• Short problem: Your copy should be exact, beginning at the line containing "What Chart.js code" and ending at the line containing "const drug = 'tacrolimus';", with both lines kept and every picture dropped.

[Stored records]
____

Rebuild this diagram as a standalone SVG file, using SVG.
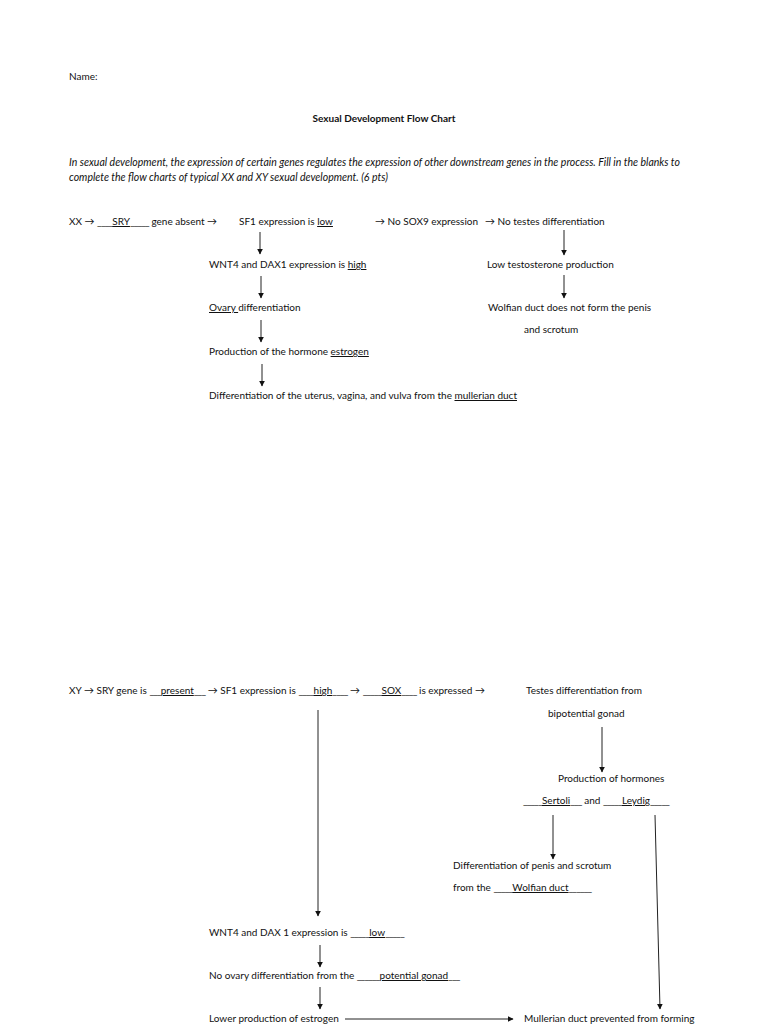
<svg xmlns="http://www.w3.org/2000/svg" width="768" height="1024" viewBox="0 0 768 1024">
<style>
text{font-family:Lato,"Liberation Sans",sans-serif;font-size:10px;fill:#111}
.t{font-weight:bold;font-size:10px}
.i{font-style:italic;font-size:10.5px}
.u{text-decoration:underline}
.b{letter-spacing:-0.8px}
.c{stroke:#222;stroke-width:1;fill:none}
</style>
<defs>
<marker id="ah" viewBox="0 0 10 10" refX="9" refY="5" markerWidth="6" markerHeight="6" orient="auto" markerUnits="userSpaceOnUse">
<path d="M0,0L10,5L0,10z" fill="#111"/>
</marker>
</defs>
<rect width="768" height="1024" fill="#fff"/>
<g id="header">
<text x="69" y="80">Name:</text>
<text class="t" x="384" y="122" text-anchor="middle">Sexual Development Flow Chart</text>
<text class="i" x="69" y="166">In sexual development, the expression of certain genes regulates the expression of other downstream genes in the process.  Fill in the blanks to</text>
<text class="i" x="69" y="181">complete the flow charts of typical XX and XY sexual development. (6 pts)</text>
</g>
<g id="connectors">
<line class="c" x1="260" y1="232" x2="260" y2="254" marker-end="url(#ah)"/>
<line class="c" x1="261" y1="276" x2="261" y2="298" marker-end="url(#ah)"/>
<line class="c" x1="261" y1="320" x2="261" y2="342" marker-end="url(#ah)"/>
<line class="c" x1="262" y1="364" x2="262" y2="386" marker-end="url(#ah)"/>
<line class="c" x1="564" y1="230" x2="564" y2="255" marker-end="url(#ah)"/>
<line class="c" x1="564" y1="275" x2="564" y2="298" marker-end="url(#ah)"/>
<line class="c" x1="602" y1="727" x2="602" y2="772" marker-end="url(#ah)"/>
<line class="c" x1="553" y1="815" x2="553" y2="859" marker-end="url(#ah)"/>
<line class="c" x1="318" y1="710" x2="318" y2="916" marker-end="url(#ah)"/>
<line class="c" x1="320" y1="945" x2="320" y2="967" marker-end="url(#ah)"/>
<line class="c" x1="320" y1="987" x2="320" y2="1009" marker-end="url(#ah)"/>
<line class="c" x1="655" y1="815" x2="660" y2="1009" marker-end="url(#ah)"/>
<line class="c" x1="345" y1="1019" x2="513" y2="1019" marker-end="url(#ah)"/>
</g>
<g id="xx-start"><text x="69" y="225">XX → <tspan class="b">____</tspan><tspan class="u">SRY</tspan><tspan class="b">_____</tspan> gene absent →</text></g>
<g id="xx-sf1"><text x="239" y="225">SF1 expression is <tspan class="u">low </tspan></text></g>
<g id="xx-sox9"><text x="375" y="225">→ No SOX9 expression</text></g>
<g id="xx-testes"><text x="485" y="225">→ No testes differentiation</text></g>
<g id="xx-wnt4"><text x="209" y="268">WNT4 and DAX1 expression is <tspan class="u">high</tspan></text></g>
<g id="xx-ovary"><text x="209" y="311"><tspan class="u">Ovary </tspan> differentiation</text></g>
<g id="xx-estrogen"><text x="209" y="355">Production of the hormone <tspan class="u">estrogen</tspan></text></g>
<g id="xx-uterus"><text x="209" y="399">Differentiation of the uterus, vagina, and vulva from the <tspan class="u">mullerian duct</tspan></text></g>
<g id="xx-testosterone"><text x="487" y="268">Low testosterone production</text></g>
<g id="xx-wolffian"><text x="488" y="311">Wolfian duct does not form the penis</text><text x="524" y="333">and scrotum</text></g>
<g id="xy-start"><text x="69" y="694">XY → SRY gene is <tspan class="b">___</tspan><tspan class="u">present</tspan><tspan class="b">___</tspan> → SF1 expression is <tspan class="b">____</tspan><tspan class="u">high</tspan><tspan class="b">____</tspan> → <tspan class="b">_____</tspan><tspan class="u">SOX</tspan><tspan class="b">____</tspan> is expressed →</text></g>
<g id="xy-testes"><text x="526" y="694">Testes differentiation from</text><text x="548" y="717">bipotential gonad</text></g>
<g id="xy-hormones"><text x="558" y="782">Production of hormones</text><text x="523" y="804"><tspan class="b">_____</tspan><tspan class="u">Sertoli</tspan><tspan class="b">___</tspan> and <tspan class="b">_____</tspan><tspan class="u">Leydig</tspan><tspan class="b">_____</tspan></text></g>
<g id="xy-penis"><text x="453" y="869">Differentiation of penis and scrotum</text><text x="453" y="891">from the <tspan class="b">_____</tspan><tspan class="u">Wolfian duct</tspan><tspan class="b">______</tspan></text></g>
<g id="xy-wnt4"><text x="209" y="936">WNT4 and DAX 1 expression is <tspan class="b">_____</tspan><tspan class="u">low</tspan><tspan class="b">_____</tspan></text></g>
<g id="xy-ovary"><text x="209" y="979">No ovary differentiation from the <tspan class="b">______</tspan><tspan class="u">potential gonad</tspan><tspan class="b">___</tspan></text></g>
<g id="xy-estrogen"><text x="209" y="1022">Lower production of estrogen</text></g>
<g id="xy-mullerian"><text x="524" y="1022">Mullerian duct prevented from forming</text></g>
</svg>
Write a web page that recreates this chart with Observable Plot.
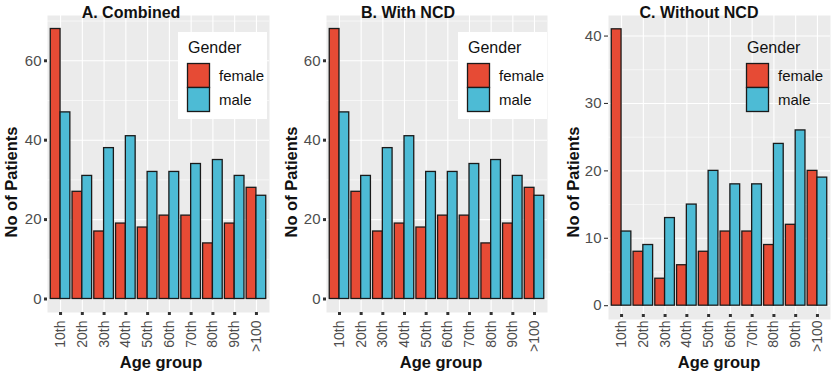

____

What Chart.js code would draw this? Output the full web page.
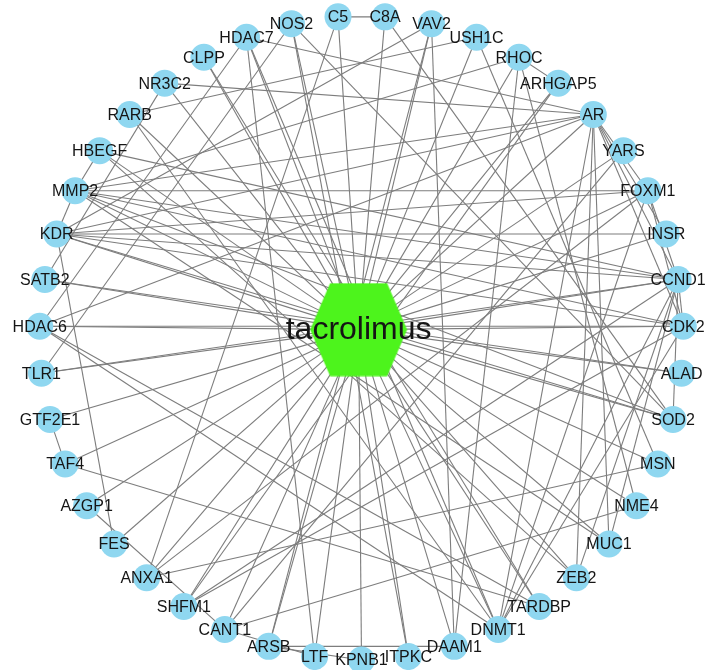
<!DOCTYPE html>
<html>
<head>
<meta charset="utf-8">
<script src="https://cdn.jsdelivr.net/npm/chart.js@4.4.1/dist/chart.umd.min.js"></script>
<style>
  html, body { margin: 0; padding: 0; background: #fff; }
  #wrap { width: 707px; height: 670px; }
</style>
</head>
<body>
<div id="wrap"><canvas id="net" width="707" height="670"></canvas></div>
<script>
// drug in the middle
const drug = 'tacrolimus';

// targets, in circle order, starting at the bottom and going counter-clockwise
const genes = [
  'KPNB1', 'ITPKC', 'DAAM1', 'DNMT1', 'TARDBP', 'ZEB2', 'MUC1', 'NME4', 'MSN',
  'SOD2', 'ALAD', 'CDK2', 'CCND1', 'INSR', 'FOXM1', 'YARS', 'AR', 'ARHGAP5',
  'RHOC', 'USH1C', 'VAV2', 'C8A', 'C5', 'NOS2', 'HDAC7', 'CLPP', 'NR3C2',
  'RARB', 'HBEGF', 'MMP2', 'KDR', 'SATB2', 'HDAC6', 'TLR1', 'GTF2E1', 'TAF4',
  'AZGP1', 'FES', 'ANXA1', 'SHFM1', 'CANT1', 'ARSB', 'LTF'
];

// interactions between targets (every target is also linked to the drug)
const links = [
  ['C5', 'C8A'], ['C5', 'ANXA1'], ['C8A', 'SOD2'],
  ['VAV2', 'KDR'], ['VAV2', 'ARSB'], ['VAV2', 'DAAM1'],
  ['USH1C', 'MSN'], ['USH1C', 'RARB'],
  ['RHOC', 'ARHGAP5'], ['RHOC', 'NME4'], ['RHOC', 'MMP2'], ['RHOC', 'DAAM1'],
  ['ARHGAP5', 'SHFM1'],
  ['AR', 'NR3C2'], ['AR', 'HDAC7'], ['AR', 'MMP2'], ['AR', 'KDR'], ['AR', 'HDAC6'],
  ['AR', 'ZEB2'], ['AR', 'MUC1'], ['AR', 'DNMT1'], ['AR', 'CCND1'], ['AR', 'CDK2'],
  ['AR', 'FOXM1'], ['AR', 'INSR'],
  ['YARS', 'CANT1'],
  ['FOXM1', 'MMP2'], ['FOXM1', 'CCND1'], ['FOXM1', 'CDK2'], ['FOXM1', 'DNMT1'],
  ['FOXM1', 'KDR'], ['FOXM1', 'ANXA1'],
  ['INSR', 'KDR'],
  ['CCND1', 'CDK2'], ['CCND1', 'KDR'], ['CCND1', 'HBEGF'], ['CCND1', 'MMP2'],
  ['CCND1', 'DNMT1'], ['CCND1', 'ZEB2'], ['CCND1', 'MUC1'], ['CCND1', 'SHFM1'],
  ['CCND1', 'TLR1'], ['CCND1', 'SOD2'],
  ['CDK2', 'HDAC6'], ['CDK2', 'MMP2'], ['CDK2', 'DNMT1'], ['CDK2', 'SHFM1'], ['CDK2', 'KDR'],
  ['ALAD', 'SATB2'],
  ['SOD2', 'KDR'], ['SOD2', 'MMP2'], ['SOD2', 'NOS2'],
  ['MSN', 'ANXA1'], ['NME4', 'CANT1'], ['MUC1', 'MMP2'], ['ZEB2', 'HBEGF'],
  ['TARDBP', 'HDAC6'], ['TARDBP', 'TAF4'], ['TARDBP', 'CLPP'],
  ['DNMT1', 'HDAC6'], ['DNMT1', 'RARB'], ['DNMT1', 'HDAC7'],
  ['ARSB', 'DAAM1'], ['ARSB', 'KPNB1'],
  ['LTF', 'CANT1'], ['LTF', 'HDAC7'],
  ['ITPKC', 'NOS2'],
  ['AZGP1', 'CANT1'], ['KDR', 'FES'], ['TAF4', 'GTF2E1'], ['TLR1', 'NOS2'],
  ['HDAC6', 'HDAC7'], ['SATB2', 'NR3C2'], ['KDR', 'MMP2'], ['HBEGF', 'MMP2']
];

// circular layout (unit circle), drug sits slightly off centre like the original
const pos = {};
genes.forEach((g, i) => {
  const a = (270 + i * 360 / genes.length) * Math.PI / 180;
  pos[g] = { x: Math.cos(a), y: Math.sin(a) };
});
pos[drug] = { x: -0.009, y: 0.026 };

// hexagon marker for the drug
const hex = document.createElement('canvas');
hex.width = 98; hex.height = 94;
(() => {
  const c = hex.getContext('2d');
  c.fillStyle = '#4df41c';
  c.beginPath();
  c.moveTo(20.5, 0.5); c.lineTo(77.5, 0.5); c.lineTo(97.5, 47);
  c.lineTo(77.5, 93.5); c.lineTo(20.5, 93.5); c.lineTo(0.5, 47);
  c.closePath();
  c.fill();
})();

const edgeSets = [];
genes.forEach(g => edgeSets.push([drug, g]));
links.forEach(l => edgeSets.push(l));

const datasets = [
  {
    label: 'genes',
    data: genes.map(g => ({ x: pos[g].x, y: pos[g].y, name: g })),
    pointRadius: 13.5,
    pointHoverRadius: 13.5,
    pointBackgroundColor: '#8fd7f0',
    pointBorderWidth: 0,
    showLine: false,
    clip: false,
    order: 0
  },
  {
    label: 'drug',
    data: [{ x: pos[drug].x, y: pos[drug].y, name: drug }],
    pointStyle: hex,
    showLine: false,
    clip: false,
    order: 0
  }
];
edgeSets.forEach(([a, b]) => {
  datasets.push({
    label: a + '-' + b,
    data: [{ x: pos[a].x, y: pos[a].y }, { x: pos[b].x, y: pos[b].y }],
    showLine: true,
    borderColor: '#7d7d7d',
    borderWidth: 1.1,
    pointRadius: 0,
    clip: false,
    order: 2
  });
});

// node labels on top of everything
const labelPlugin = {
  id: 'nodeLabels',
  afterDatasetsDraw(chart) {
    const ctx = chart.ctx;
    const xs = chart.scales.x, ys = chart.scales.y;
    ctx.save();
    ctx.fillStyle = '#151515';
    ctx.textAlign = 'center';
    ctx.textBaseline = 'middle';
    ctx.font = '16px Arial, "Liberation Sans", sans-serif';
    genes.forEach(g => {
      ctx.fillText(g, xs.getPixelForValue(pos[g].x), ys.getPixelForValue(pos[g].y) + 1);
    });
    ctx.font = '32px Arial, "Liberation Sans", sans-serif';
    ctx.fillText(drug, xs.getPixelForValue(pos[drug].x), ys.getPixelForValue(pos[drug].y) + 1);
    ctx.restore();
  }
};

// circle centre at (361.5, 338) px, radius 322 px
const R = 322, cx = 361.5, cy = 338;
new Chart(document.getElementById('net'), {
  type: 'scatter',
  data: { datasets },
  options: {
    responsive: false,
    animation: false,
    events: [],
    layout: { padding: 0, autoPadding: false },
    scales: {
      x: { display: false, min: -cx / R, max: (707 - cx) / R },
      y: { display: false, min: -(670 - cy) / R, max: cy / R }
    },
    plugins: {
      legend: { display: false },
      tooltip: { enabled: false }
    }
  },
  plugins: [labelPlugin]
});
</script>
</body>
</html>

____

• The output:
What Chart.js code would draw this? Output the full web page.
<!DOCTYPE html>
<html>
<head>
<meta charset="utf-8">
<script src="https://cdn.jsdelivr.net/npm/chart.js@4.4.1/dist/chart.umd.min.js"></script>
<style>
  html, body { margin: 0; padding: 0; background: #fff; }
  #wrap { width: 707px; height: 670px; }
</style>
</head>
<body>
<div id="wrap"><canvas id="net" width="707" height="670"></canvas></div>
<script>
// drug in the middle
const drug = 'tacrolimus';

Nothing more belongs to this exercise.